YS = −90.7 + 2.876 Hv

(1)

TS = −99.8 + 3.374 Hv

(2)

Experimental data for each sample are presented in Figure 4 Dark blue lines represent the typical range of parameters of similar hot work steels. They were drawn based on the authors’ previous research, which is not the subject of the present paper. The closer to the bottom left side of the graph, the lower the quality of an alloy. Samples after additional heat treatments proposed in this experiment present a better ratio of mechanical parameters than as-delivered samples. Further optimization of heat treatment procedures is likely to yield even better results.

4. Discussion

The data obtained through the experiment show significant improvement in the mechanical properties of the alloy in question. Excellent results were yielded through treatment 2. (quenching in 960 °C for 25 min, tempering in 200 °C 2 × 2 h). The temperature of the process was set lower than the range in which temper embrittlement occurs; thus, it was avoided. According to the graph in [19], Balder presents impact toughness of around 40 J when tempered at 200 °C for 2 × 2 h. An increase in alloy’s ductility through this treatment is attributed to the time-temperature combination of the quenching period. Authors believe it proved more efficient than the manufacturer’s process in mitigating grain size growth, commonly known to decrease impact toughness [45].

Charpy impact test in −29 °C has shown no significant decrease in impact toughness against the room temperature test. It was suspected due to the high Nickel content [5]. Grain refinement may serve as further explanation, as it would be in line with Hall-Petch law regarding DBTT.

As an example of steel alloys rich simultaneously in Nickel and Vanadium, Balder proved to be a promising material to explore and should be studied further. Microstructure examination could provide valuable data regarding the influence of Nickel in the presence of high Vanadium content in steel alloys. As Phosphorus content is relatively high, and Balder shows vulnerability to temper embrittlement in certain conditions, it can help us to better understand this phenomenon. Properties obtained through conventional heat treatments are promising compared with a range of hot-works steels, and authors recommend research into more sophisticated methods, such as cryogenic treatment.
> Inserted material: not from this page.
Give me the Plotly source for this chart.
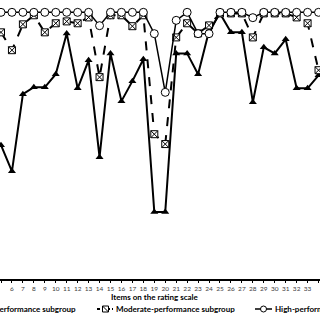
import plotly.graph_objects as go

items = list(range(5, 35))

low = [50.2, 40.4, 69.3, 71.9, 71.9, 76.8, 92.1, 71.5, 82.0, 45.7,
       84.6, 66.7, 74.2, 82.4, 25.1, 25.1, 84.6, 84.6, 76.8, 93.0,
       99.6, 92.5, 92.5, 66.3, 86.9, 84.6, 89.9, 71.5, 71.5, 76.4]
moderate = [92.5, 85.8, 95.5, 98.9, 92.5, 95.9, 96.6, 95.9, 98.1, 75.7,
            98.9, 98.9, 94.8, 98.9, 54.3, 50.6, 90.6, 95.9, 92.1, 95.1,
            99.6, 99.6, 99.6, 90.6, 99.6, 99.6, 99.6, 98.1, 95.9, 78.3]
high = [100, 100, 100, 100, 100, 100, 100, 100, 100, 95,
        100, 100, 100, 100, 92, 70, 97, 100, 92, 92,
        100, 100, 100, 98, 100, 100, 100, 100, 100, 100]

names = ["Low-performance subgroup", "Moderate-performance subgroup", "High-performance subgroup"]
x_title = "Items on the rating scale"

W, H = 320, 320
T, B = 7, 41
PH = H - T - B


def px(x):
    return x / W


def py(y):
    return (H - B - y) / PH


fig = go.Figure()
fig.add_trace(go.Scatter(
    x=items, y=low, name=names[0], mode="lines+markers",
    line=dict(color="black", width=2),
    marker=dict(symbol="triangle-up", size=7, color="black"),
    cliponaxis=False))
fig.add_trace(go.Scatter(
    x=items, y=moderate, name=names[1], mode="lines+markers",
    line=dict(color="black", width=2, dash="dash"),
    marker=dict(symbol="square-x", size=7, color="white", line=dict(color="black", width=1)),
    cliponaxis=False))
fig.add_trace(go.Scatter(
    x=items, y=high, name=names[2], mode="lines+markers",
    line=dict(color="black", width=1.5),
    marker=dict(symbol="circle", size=8, color="white", line=dict(color="black", width=1)),
    cliponaxis=False))

shapes = []
annotations = []
LY = 309
lfont = dict(family="Lato", size=8, color="black", weight="bold")

# Low entry (mostly off the left edge)
shapes.append(dict(type="line", xref="paper", yref="paper", x0=px(-48), x1=px(-30), y0=py(LY), y1=py(LY),
                   line=dict(color="black", width=2)))
shapes.append(dict(type="path", xref="paper", yref="paper", xsizemode="pixel", ysizemode="pixel",
                   xanchor=px(-39), yanchor=py(LY), path="M -3 -3 L 3 -3 L 0 3 Z",
                   fillcolor="black", line=dict(color="black", width=1)))
annotations.append(dict(text=names[0], xref="paper", yref="paper", x=px(78), y=py(LY),
                        xanchor="right", yanchor="middle", showarrow=False, font=lfont))

# Moderate entry
shapes.append(dict(type="line", xref="paper", yref="paper", x0=px(97), x1=px(113), y0=py(LY), y1=py(LY),
                   line=dict(color="black", width=2, dash="3px,2px")))
shapes.append(dict(type="rect", xref="paper", yref="paper", xsizemode="pixel", ysizemode="pixel",
                   xanchor=px(105.5), yanchor=py(LY), x0=-3, x1=3, y0=-3, y1=3,
                   fillcolor="white", line=dict(color="black", width=1)))
shapes.append(dict(type="line", xref="paper", yref="paper", xsizemode="pixel", ysizemode="pixel",
                   xanchor=px(105.5), yanchor=py(LY), x0=-3, x1=3, y0=3, y1=-3,
                   line=dict(color="black", width=1)))
annotations.append(dict(text=names[1], xref="paper", yref="paper", x=px(114), y=py(LY),
                        xanchor="left", yanchor="middle", showarrow=False, font=lfont))

# High entry
shapes.append(dict(type="line", xref="paper", yref="paper", x0=px(255), x1=px(272), y0=py(LY), y1=py(LY),
                   line=dict(color="black", width=1.5)))
shapes.append(dict(type="circle", xref="paper", yref="paper", xsizemode="pixel", ysizemode="pixel",
                   xanchor=px(263.5), yanchor=py(LY), x0=-3, x1=3, y0=-3, y1=3,
                   fillcolor="white", line=dict(color="black", width=1)))
annotations.append(dict(text=names[2], xref="paper", yref="paper", x=px(273), y=py(LY),
                        xanchor="left", yanchor="middle", showarrow=False, font=lfont))

# axis title
annotations.append(dict(text=x_title, xref="paper", yref="paper", x=px(155), y=py(296.5),
                        xanchor="center", yanchor="middle", showarrow=False,
                        font=dict(family="Lato", size=8, color="black", weight="bold")))

fig.update_layout(
    width=W, height=H,
    margin=dict(l=0, r=0, t=T, b=B, autoexpand=False),
    paper_bgcolor="white", plot_bgcolor="white",
    font=dict(family="Lato", size=8, color="black"),
    showlegend=False,
    shapes=shapes, annotations=annotations,
    xaxis=dict(range=[4.909, 34.133], tickmode="array", tickvals=items,
               ticktext=[str(i) for i in items], automargin=False,
               showline=True, linecolor="black", linewidth=1.5,
               ticks="outside", ticklen=2, tickcolor="black", tickwidth=1,
               tickfont=dict(family="Lato", size=6.5, color="#404040"),
               showgrid=False, zeroline=False),
    yaxis=dict(range=[0, 102], visible=False, showgrid=False, zeroline=False, automargin=False),
)

fig.write_html("out.html")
From the manufacturer’s point of view, Balder exhibits properties promising enough to justify more attention to the purification of this alloy.

5. Conclusions

In this paper, Balder, Chromium-Molybdenum-Vanadium-Nickel steel was considered. After its composition and marketed properties were confirmed, it was subjected to four different heat treatments to determine if its impact toughness can be improved with little sacrifice to hardness. Conclusions are as follows:

(1)

Occurrence of temper embrittlement was confirmed, and possible explanations were proposed. Authors suspect it originated in a cooling rate lower than critical, and additionally, non-negligible content of Phosphorus segregating to the grain boundary contributed to that phenomenon. Thus, to avoid it, either purifying an alloy or more thought-through heat treatment should be considered.

(2)

Tests conducted after heat treatment of samples show substantial improvement in mechanical properties of the examined alloy. Mainly, an increase in hardness from 46.4 HRC to 48.4 HRC with impact toughness simultaneously rising three-fold (from 17 J to 57.3 J) was recorded, and a six-fold increase of impact toughness (from 17 J to 135.4 J) was possible with a hardness drop from 46.4 HRC to 33.5 HRC. It proves that striking a satisfying balance between those two properties is indeed possible.

(3)

Ductile-brittle transition was not detected in temperatures as low as −29 °C, making alloy in question a promising material for use in engine applications.

(4)

Secondary hardening was not observed; as-delivered material decreased in hardness when tempered.